» **Recorded data**
----

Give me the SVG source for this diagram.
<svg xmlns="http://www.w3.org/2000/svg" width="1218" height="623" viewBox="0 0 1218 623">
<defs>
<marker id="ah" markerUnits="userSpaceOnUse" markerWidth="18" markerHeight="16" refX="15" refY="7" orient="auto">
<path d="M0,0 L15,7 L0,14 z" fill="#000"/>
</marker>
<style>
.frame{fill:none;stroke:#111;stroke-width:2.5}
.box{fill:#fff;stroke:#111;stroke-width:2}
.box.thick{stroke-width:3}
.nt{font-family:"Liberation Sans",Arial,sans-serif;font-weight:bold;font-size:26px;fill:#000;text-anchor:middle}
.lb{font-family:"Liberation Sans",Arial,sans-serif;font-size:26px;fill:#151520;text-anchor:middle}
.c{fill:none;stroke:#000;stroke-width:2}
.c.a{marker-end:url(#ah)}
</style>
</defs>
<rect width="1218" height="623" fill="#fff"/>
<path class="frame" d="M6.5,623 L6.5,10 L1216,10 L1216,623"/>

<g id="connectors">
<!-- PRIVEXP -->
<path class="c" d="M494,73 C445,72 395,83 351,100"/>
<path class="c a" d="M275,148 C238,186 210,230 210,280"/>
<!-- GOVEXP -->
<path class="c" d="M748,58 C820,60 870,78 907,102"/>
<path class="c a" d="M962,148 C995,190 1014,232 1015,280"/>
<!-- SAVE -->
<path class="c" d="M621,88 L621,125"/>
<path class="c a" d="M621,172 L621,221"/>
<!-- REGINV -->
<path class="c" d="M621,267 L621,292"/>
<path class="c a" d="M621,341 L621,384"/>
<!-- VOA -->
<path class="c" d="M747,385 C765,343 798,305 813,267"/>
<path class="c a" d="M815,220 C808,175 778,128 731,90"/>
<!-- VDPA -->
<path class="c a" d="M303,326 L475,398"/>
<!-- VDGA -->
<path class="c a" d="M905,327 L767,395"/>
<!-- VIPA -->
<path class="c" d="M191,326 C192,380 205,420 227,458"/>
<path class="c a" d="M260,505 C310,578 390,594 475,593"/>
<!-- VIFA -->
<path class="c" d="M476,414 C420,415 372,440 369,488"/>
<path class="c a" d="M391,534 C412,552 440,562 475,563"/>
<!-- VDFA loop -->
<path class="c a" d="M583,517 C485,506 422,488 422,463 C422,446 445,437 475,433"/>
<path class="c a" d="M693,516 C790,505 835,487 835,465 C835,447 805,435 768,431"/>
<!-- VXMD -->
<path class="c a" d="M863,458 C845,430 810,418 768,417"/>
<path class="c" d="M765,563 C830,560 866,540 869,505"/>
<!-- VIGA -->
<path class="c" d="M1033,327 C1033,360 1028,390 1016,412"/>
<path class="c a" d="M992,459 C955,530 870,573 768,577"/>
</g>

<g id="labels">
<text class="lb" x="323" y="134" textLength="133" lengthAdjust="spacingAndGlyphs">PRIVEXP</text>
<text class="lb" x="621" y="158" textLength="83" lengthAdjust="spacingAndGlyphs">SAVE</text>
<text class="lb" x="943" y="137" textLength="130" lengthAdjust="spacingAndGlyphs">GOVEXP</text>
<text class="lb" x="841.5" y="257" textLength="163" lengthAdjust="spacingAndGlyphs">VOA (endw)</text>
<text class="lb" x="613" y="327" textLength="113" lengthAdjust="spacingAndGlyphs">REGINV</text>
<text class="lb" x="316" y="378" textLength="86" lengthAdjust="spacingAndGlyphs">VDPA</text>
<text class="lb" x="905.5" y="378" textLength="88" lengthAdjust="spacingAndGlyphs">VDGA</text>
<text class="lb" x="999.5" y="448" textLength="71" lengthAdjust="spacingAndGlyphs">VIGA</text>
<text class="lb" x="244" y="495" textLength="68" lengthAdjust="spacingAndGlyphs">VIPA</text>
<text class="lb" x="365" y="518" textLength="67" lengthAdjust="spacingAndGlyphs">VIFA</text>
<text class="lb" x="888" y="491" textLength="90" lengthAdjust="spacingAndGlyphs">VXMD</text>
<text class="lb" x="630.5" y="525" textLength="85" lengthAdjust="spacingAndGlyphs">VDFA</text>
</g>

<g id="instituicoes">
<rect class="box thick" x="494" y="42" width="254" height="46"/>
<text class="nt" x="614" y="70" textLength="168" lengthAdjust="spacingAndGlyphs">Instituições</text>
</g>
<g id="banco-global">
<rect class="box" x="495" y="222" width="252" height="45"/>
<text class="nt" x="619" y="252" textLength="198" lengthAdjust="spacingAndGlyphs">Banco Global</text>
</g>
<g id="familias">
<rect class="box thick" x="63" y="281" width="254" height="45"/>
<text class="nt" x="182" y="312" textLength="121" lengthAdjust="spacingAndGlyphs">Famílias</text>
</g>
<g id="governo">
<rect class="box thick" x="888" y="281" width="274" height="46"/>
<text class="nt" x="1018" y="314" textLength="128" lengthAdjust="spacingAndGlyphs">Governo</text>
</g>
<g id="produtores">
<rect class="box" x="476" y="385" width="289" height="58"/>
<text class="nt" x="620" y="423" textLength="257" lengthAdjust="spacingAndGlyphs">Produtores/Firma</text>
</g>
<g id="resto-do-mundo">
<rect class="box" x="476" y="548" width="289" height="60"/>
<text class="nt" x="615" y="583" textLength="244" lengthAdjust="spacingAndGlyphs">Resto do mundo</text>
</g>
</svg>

----

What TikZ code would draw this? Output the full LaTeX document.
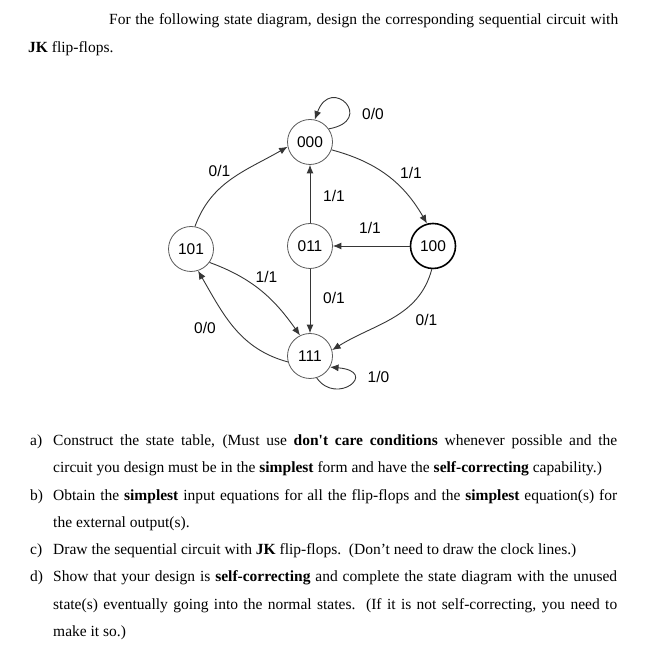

----

» **Your instructions**
Show every line from the entries above in which the word "this" appears.

» **Expected answer**
Give me the SVG source for this diagram.
What TikZ code would draw this? Output the full LaTeX document.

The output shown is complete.